**AIM OF THE TASK**.
Using the listing below, report all lines holding the word "this".

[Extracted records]
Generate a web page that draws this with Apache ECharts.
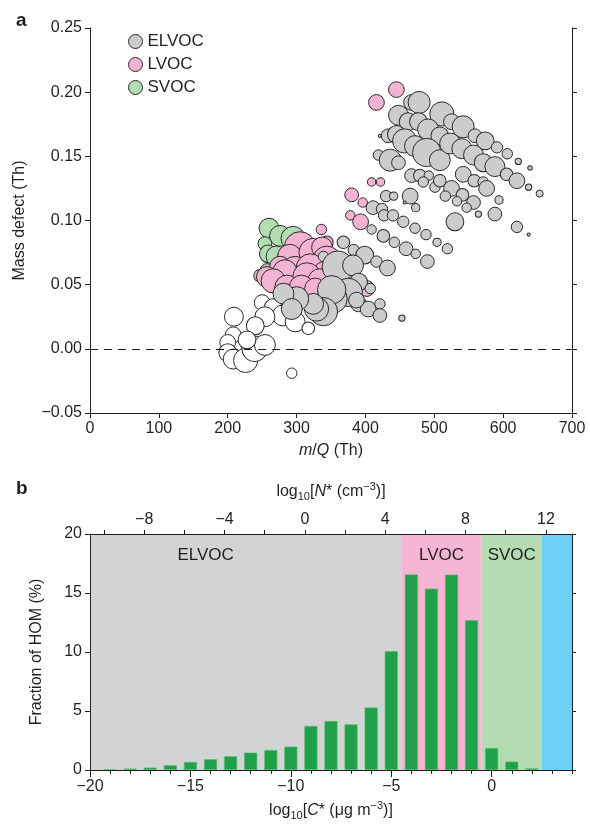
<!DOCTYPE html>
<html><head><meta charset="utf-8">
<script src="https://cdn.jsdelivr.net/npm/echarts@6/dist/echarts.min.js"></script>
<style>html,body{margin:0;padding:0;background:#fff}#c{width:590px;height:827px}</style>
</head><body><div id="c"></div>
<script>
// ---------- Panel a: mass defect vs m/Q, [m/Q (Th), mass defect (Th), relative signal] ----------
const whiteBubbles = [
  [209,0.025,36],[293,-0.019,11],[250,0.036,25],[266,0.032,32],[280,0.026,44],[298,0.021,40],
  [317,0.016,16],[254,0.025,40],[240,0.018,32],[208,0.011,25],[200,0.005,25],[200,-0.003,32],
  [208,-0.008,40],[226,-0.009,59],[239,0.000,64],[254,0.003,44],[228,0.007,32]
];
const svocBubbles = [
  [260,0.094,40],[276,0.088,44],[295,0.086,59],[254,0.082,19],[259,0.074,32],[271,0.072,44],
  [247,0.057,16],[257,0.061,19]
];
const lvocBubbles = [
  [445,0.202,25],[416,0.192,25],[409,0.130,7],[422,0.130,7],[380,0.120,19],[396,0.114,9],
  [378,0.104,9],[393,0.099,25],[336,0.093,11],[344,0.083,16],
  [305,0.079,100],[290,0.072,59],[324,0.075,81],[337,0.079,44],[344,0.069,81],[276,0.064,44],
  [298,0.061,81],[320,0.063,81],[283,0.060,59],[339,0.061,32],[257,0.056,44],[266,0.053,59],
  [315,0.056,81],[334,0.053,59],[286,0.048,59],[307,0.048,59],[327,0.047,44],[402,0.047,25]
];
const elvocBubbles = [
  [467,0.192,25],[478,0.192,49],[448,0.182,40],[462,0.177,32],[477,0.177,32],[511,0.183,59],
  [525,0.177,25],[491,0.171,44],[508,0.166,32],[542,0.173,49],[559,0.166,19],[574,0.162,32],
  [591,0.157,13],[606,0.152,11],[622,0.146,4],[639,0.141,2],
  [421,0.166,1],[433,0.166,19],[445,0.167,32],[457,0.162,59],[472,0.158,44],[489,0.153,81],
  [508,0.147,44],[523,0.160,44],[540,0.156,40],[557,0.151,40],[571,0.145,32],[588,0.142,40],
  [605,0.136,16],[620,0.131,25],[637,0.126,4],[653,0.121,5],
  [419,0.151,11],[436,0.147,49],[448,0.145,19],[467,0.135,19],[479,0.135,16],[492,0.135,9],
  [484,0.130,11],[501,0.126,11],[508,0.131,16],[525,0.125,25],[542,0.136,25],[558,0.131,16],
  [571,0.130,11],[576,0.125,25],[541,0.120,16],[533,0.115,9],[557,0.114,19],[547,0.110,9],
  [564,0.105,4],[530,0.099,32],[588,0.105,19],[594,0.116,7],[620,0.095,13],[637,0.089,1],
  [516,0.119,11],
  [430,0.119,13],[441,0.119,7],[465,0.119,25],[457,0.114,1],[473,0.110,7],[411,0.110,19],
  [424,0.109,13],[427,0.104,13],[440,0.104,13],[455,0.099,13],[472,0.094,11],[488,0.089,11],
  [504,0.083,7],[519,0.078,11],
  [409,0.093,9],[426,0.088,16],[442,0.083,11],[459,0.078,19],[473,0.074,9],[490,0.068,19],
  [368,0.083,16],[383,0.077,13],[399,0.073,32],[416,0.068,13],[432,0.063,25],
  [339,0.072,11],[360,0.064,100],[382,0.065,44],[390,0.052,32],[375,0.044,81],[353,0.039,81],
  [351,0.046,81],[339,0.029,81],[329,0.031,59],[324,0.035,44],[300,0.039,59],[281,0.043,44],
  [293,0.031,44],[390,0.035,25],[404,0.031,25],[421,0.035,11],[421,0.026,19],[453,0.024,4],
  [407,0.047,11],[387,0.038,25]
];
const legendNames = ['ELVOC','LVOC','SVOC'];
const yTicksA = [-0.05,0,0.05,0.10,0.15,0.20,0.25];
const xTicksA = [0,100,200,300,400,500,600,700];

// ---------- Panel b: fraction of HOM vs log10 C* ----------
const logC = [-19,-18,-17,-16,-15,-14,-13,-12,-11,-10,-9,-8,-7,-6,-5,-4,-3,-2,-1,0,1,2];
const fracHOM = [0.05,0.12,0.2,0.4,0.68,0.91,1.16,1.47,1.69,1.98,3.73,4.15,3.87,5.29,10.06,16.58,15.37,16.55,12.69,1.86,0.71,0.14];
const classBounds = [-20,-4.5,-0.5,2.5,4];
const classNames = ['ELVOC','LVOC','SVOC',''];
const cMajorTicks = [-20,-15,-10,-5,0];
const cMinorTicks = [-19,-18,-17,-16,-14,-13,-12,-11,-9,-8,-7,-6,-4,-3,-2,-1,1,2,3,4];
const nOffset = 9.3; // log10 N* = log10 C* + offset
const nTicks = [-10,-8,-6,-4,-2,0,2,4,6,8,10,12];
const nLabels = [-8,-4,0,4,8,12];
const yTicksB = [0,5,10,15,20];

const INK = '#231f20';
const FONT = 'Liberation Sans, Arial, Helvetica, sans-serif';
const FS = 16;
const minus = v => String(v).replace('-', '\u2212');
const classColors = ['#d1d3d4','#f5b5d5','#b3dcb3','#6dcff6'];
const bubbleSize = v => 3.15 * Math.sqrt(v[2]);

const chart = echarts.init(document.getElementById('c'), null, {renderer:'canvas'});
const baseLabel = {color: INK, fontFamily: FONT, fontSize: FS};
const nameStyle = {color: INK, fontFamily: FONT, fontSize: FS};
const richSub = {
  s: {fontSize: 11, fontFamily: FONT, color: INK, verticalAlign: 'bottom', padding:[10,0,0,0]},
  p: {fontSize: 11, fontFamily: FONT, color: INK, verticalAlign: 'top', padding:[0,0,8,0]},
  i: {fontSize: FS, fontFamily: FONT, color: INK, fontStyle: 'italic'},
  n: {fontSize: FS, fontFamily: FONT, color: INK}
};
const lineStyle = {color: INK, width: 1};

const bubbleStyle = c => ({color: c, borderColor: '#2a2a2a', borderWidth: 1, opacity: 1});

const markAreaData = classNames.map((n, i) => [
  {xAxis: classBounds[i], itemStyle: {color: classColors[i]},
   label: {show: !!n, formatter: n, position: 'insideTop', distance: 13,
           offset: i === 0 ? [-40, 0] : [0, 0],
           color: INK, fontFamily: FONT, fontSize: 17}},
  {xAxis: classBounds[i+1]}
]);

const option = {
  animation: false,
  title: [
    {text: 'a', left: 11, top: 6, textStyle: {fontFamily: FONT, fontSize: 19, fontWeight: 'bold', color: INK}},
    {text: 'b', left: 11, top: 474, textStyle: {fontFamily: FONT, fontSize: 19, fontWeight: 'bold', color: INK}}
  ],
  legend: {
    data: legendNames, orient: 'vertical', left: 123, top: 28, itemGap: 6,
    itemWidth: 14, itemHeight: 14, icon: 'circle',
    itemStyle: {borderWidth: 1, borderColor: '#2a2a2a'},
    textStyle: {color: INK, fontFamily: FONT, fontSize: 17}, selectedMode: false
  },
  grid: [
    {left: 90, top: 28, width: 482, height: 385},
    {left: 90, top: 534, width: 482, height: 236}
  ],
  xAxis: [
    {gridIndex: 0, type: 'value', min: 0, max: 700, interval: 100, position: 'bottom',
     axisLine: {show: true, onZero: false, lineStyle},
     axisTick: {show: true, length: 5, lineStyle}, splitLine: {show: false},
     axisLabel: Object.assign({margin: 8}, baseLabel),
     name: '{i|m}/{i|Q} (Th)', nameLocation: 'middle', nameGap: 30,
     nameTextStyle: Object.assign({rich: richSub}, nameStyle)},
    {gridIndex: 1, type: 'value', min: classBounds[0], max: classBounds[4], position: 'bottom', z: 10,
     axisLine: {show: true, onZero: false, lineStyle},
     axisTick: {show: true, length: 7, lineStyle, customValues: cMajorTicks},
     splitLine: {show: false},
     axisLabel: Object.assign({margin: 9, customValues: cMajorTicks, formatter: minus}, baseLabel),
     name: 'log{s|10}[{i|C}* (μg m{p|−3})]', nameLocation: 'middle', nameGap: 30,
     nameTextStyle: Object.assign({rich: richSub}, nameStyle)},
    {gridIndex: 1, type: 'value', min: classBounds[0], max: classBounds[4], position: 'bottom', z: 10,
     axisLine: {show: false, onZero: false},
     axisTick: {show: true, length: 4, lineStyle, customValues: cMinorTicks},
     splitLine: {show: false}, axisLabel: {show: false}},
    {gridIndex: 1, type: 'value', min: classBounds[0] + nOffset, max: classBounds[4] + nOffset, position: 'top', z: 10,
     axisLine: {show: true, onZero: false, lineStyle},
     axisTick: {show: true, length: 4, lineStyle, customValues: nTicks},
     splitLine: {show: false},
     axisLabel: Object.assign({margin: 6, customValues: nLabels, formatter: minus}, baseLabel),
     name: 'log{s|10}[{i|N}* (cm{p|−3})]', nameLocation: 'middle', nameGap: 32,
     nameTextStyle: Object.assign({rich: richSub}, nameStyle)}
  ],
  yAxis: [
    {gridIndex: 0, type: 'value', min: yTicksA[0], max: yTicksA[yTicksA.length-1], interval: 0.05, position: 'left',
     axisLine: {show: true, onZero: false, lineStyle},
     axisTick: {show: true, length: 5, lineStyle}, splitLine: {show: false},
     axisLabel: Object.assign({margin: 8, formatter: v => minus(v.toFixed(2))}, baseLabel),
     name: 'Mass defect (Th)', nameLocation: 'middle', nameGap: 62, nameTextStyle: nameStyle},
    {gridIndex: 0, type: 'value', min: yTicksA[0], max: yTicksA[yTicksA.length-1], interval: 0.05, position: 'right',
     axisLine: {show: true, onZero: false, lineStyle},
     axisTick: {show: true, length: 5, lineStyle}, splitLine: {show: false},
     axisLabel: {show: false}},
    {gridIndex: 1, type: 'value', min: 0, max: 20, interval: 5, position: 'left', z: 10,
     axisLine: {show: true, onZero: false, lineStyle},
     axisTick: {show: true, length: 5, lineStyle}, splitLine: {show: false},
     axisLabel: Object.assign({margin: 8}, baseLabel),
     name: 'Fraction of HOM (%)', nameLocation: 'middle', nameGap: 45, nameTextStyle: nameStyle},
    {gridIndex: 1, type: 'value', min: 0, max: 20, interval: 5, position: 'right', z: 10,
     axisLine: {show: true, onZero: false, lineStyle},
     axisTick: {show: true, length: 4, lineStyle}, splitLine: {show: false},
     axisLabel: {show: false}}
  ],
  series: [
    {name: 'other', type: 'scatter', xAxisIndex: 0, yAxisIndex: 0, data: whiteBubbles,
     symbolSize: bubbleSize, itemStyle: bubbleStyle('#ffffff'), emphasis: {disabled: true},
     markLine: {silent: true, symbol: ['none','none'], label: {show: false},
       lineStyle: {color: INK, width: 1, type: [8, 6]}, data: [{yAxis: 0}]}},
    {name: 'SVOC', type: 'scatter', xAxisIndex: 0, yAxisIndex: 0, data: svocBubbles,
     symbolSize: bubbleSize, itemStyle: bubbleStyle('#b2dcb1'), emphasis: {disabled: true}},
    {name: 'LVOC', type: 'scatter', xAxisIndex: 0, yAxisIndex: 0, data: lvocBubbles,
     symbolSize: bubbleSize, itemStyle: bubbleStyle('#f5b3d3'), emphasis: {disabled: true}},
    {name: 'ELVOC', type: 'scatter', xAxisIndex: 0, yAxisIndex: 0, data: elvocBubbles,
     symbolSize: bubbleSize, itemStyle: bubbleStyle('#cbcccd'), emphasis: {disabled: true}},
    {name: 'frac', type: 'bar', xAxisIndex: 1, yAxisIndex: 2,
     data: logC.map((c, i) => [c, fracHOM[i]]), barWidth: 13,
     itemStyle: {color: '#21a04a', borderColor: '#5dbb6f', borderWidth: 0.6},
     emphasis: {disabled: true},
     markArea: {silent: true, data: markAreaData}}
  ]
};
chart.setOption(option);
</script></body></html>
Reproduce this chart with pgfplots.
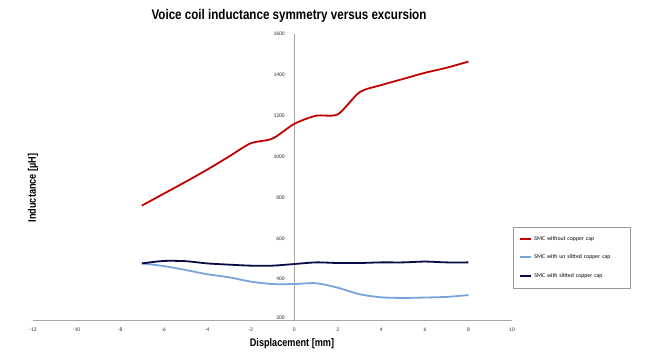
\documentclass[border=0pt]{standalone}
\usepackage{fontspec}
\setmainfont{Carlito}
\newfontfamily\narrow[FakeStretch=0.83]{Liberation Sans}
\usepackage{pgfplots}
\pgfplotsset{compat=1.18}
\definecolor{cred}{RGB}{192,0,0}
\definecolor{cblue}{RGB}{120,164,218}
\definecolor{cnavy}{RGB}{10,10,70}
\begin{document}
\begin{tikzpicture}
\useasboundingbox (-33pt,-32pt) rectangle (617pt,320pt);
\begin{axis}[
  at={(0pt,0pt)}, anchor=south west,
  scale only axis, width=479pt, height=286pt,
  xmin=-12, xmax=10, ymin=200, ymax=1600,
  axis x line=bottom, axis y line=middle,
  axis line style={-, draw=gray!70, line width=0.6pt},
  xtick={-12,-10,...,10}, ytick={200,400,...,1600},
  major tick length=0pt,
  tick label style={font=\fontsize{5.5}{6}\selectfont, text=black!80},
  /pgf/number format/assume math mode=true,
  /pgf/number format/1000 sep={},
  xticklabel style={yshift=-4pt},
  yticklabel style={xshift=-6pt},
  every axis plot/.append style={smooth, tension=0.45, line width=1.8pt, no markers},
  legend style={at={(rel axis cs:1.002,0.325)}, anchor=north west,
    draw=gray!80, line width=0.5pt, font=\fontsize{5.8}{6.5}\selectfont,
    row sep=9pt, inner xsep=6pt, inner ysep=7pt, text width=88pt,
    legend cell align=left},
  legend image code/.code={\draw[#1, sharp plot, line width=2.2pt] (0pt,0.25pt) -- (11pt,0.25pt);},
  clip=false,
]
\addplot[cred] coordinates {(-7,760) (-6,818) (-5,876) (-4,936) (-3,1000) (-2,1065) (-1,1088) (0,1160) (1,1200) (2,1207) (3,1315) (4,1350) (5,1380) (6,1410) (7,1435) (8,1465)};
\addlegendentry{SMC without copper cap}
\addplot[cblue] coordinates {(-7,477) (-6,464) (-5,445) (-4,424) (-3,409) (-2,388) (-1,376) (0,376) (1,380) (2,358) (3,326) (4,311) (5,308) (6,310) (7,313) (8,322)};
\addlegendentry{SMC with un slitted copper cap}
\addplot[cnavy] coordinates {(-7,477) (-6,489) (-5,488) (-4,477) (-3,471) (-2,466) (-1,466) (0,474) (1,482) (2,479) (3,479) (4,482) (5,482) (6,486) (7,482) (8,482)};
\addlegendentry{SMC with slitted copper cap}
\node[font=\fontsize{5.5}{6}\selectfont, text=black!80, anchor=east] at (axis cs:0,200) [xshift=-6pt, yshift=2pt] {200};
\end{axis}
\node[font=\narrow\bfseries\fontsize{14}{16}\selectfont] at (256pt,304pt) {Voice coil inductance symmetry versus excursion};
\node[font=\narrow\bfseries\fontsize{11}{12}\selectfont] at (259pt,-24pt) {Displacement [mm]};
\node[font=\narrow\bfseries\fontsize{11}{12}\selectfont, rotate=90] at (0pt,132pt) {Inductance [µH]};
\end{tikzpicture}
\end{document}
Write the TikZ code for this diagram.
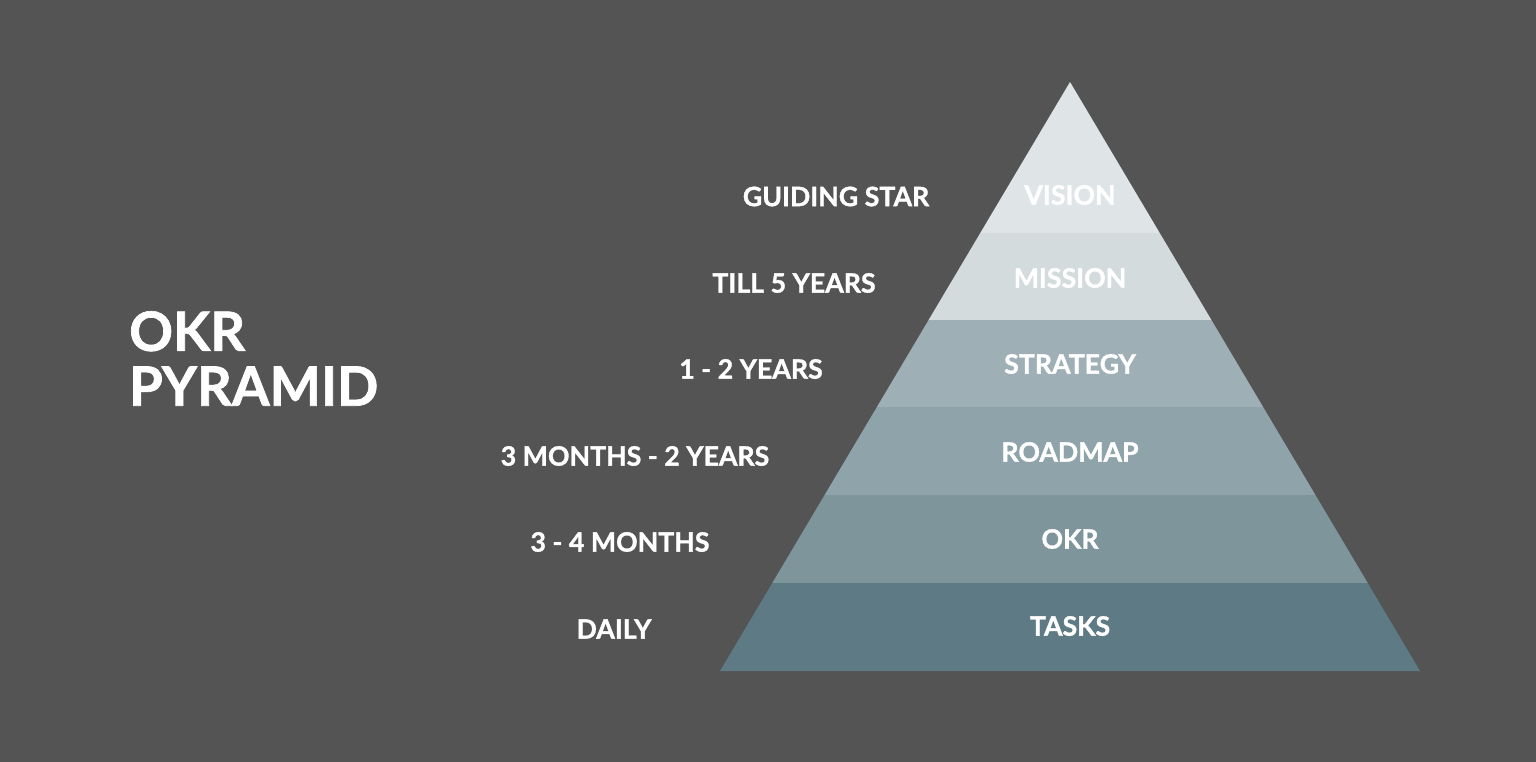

**REPLY**.
Generate a web page that draws this with Apache ECharts.
Reproduce this chart with pgfplots.
Write the TikZ code for this diagram.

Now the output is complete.